**Material for this task**
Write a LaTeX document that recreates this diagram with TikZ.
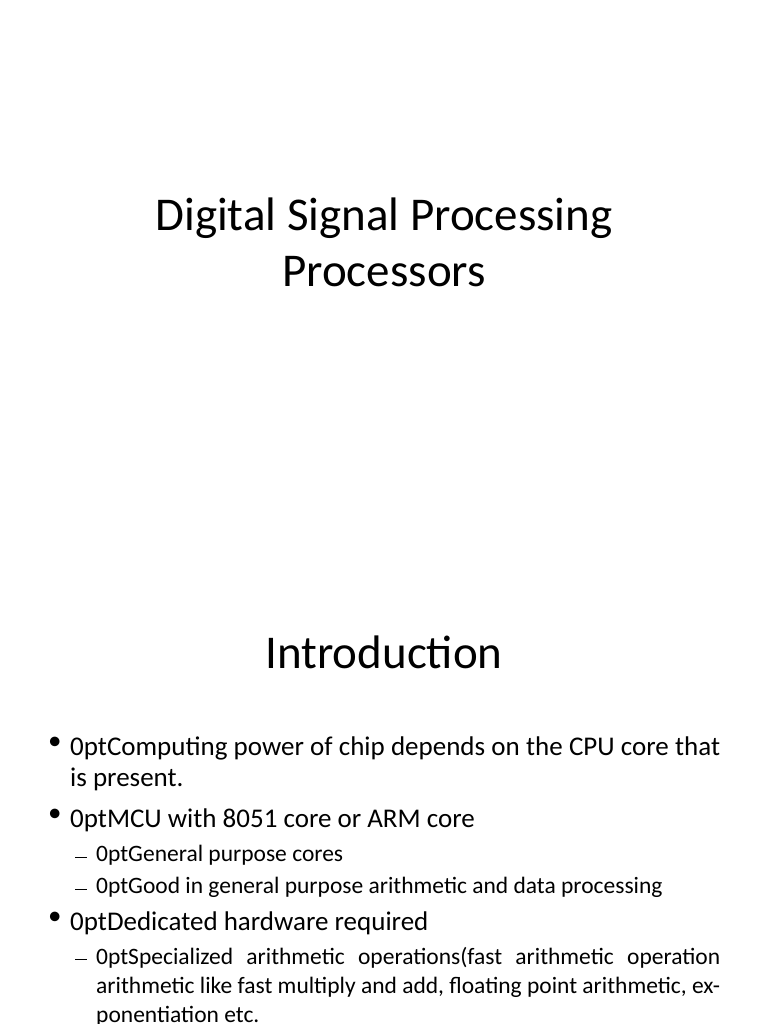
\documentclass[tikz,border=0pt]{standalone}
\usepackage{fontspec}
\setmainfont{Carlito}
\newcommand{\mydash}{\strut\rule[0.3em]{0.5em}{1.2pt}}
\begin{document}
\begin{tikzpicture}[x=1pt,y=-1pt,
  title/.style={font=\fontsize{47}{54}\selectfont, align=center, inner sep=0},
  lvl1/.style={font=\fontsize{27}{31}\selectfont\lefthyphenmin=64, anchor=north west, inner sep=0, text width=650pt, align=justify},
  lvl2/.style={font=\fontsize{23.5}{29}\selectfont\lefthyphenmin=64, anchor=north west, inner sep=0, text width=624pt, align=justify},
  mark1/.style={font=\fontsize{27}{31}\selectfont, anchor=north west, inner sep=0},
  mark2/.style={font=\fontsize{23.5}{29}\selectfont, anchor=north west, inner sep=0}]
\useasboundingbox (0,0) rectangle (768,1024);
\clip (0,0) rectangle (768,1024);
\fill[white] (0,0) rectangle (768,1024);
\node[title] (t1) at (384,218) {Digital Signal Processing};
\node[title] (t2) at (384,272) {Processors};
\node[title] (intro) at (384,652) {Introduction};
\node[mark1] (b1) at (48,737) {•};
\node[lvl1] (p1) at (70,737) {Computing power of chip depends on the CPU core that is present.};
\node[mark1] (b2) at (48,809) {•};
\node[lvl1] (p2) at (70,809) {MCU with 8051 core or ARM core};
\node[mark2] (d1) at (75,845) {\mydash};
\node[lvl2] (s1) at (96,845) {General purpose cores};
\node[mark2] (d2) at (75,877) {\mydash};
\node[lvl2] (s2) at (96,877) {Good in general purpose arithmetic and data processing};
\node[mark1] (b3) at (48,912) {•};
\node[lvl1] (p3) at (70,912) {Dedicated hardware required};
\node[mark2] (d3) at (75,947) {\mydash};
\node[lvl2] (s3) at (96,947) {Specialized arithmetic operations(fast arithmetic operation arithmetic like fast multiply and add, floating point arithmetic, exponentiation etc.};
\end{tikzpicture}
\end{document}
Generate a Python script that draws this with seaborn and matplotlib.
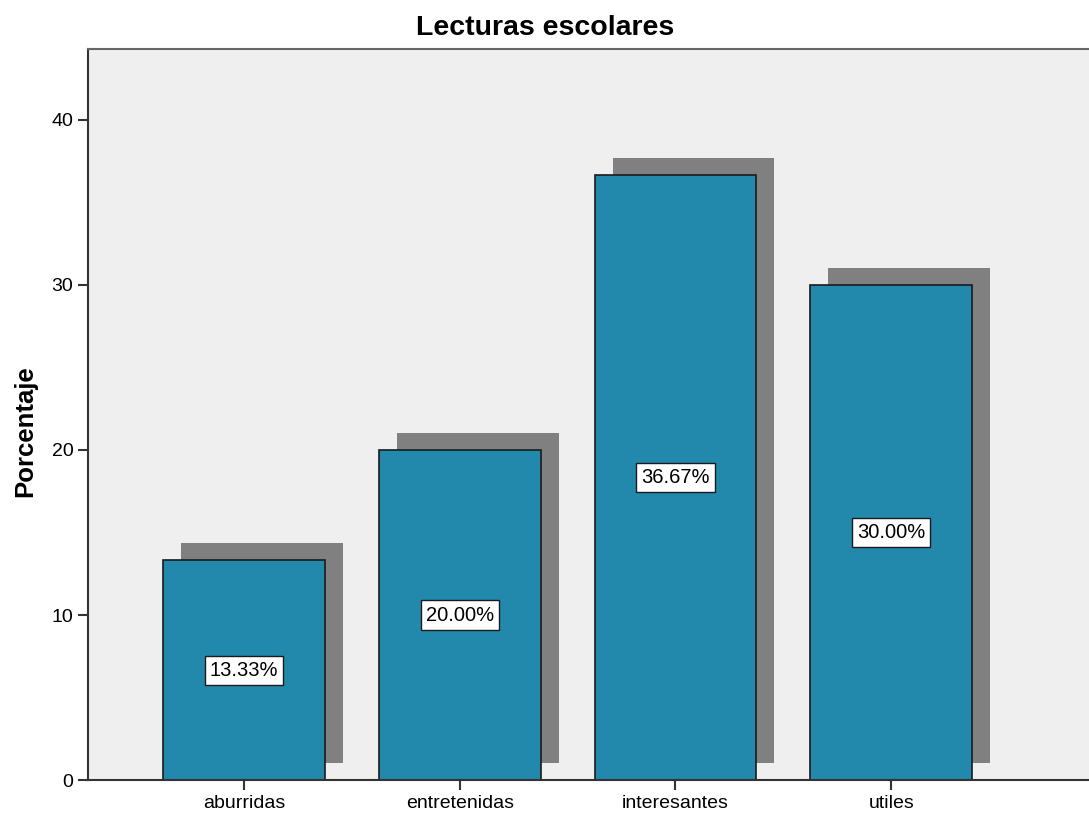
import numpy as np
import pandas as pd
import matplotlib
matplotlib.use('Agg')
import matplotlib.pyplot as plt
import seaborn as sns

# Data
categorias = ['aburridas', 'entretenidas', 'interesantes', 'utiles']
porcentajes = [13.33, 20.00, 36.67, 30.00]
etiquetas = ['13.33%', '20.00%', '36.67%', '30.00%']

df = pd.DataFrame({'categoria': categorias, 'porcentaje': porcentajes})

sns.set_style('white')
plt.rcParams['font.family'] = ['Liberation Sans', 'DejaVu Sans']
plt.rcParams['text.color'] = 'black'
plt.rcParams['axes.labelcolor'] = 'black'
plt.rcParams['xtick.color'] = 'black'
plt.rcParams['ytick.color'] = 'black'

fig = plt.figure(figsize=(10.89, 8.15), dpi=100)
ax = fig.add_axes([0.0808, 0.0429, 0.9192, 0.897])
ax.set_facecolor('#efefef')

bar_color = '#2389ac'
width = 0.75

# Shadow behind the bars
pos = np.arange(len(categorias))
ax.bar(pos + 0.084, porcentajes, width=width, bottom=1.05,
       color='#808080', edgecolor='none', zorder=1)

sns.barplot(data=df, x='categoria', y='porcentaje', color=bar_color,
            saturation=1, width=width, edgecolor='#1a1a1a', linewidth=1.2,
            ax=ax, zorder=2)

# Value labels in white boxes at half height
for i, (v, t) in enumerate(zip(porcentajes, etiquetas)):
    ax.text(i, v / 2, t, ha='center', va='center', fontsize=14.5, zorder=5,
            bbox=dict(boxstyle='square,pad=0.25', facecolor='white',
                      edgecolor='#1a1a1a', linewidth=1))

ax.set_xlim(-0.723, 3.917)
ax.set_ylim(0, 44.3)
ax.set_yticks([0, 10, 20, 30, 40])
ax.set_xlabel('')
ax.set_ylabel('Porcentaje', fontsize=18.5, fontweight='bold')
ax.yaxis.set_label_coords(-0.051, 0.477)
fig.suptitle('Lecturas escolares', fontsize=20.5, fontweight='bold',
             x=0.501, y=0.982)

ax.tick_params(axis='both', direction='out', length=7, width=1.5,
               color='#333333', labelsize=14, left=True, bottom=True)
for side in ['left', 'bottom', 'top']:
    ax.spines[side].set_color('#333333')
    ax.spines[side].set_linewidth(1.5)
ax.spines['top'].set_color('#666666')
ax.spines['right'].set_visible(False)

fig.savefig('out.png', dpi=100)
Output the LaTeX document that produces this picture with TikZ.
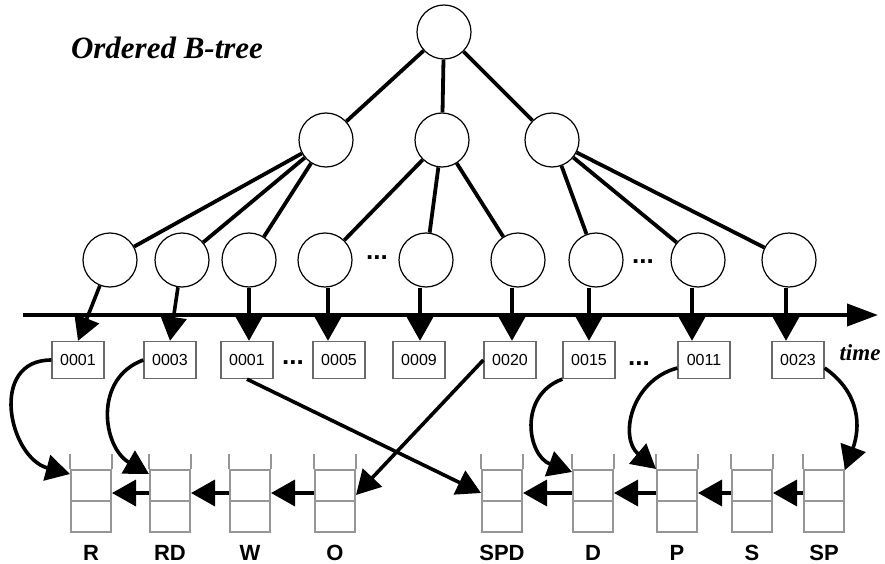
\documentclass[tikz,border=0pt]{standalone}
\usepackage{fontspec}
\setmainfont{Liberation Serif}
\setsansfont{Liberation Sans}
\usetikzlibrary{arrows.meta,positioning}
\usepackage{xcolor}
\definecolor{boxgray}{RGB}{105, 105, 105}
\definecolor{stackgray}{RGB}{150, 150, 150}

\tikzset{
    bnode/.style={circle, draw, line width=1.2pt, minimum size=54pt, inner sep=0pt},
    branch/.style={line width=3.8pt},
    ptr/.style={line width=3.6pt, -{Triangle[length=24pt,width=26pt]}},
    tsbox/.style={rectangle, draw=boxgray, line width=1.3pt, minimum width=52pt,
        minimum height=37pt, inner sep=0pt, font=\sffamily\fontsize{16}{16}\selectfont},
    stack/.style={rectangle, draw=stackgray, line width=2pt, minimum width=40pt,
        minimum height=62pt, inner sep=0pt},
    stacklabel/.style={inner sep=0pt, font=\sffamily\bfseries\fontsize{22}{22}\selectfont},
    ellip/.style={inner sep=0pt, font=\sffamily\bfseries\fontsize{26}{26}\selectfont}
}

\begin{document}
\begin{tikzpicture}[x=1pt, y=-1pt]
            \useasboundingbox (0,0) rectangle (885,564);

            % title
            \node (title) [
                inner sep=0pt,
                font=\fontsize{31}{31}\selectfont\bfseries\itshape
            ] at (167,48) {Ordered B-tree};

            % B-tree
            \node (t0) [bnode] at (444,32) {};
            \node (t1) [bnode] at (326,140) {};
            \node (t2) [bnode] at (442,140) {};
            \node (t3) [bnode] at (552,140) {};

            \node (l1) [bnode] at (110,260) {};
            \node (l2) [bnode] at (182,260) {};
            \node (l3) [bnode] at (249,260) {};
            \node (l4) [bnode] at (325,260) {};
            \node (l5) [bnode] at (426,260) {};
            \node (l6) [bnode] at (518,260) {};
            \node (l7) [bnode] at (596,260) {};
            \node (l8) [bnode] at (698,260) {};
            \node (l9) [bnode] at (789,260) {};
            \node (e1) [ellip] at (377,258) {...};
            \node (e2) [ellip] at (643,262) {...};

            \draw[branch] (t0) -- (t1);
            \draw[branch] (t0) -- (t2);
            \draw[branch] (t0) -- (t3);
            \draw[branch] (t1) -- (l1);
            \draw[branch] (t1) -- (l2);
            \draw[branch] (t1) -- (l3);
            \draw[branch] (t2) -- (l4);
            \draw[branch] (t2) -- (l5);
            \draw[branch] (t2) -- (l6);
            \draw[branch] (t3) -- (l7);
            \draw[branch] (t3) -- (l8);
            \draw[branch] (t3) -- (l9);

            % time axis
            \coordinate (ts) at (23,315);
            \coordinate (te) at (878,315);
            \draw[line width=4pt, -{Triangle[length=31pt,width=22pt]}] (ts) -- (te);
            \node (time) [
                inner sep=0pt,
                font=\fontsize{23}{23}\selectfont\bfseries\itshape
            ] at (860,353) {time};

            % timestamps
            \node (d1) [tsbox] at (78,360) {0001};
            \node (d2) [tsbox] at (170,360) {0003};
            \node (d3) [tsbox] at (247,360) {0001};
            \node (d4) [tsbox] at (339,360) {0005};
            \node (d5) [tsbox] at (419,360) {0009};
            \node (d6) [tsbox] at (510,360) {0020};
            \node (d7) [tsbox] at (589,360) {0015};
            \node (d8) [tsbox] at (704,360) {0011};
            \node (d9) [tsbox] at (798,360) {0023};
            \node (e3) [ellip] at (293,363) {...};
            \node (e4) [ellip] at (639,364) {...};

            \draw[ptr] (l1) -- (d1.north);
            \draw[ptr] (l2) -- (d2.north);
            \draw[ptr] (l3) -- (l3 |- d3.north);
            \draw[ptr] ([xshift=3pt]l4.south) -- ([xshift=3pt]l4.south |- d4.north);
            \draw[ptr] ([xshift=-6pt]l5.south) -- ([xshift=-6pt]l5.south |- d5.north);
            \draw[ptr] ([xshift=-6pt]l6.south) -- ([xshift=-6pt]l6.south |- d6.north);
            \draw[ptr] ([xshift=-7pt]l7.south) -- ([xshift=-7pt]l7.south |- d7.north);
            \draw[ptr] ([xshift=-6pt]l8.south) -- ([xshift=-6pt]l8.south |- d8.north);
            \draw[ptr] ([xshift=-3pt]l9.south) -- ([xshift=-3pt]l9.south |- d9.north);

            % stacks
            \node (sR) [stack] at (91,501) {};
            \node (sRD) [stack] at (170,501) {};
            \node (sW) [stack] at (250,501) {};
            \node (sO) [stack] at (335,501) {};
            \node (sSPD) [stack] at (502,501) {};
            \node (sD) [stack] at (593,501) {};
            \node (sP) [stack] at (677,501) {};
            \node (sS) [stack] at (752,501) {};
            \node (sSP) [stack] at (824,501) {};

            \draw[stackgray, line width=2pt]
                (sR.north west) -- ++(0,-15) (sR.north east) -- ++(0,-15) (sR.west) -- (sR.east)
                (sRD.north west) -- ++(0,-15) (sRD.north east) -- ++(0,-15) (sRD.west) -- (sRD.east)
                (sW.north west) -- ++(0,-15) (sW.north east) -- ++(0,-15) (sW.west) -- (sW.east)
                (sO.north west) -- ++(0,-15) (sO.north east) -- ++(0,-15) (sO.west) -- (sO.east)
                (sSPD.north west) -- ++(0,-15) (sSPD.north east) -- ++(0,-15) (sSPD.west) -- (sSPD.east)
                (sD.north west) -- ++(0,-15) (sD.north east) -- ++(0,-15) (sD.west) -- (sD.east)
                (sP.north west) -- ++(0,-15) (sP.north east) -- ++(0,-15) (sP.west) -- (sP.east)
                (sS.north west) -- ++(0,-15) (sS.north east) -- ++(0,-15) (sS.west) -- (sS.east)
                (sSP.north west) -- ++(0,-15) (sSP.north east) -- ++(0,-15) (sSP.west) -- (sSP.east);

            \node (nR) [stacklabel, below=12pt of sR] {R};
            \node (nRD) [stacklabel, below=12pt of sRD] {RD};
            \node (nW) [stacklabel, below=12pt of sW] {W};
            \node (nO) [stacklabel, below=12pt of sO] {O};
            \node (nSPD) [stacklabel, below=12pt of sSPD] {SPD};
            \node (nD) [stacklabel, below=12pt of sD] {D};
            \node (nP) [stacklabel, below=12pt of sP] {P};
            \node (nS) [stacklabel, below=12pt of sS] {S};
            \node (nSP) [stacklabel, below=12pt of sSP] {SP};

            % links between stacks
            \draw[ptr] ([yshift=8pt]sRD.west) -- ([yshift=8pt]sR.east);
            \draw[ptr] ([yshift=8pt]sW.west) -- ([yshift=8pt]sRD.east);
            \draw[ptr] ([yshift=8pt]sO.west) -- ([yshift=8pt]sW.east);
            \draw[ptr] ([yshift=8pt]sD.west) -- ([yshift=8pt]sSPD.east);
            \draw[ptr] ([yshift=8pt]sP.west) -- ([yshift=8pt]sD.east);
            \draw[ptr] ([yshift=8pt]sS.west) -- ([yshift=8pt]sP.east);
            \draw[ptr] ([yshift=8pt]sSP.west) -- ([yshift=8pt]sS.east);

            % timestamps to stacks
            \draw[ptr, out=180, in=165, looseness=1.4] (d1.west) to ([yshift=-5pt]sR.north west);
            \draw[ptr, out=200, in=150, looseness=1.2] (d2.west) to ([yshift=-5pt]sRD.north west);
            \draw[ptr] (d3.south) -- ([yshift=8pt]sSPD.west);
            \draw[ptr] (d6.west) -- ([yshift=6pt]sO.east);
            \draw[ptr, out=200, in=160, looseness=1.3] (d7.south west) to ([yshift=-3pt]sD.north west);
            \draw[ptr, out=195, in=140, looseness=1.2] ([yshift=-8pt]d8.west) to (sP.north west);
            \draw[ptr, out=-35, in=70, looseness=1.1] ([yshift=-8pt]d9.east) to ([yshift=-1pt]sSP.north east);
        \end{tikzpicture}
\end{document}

**What to produce**
Repeat the lines above exactly, beginning with the one containing "Generate a Python" and finishing with the one containing "x=0.501, y=0.982)". No pictures belong in the copy.

**Complete response**
Generate a Python script that draws this with seaborn and matplotlib.
import numpy as np
import pandas as pd
import matplotlib
matplotlib.use('Agg')
import matplotlib.pyplot as plt
import seaborn as sns

# Data
categorias = ['aburridas', 'entretenidas', 'interesantes', 'utiles']
porcentajes = [13.33, 20.00, 36.67, 30.00]
etiquetas = ['13.33%', '20.00%', '36.67%', '30.00%']

df = pd.DataFrame({'categoria': categorias, 'porcentaje': porcentajes})

sns.set_style('white')
plt.rcParams['font.family'] = ['Liberation Sans', 'DejaVu Sans']
plt.rcParams['text.color'] = 'black'
plt.rcParams['axes.labelcolor'] = 'black'
plt.rcParams['xtick.color'] = 'black'
plt.rcParams['ytick.color'] = 'black'

fig = plt.figure(figsize=(10.89, 8.15), dpi=100)
ax = fig.add_axes([0.0808, 0.0429, 0.9192, 0.897])
ax.set_facecolor('#efefef')

bar_color = '#2389ac'
width = 0.75

# Shadow behind the bars
pos = np.arange(len(categorias))
ax.bar(pos + 0.084, porcentajes, width=width, bottom=1.05,
       color='#808080', edgecolor='none', zorder=1)

sns.barplot(data=df, x='categoria', y='porcentaje', color=bar_color,
            saturation=1, width=width, edgecolor='#1a1a1a', linewidth=1.2,
            ax=ax, zorder=2)

# Value labels in white boxes at half height
for i, (v, t) in enumerate(zip(porcentajes, etiquetas)):
    ax.text(i, v / 2, t, ha='center', va='center', fontsize=14.5, zorder=5,
            bbox=dict(boxstyle='square,pad=0.25', facecolor='white',
                      edgecolor='#1a1a1a', linewidth=1))

ax.set_xlim(-0.723, 3.917)
ax.set_ylim(0, 44.3)
ax.set_yticks([0, 10, 20, 30, 40])
ax.set_xlabel('')
ax.set_ylabel('Porcentaje', fontsize=18.5, fontweight='bold')
ax.yaxis.set_label_coords(-0.051, 0.477)
fig.suptitle('Lecturas escolares', fontsize=20.5, fontweight='bold',
             x=0.501, y=0.982)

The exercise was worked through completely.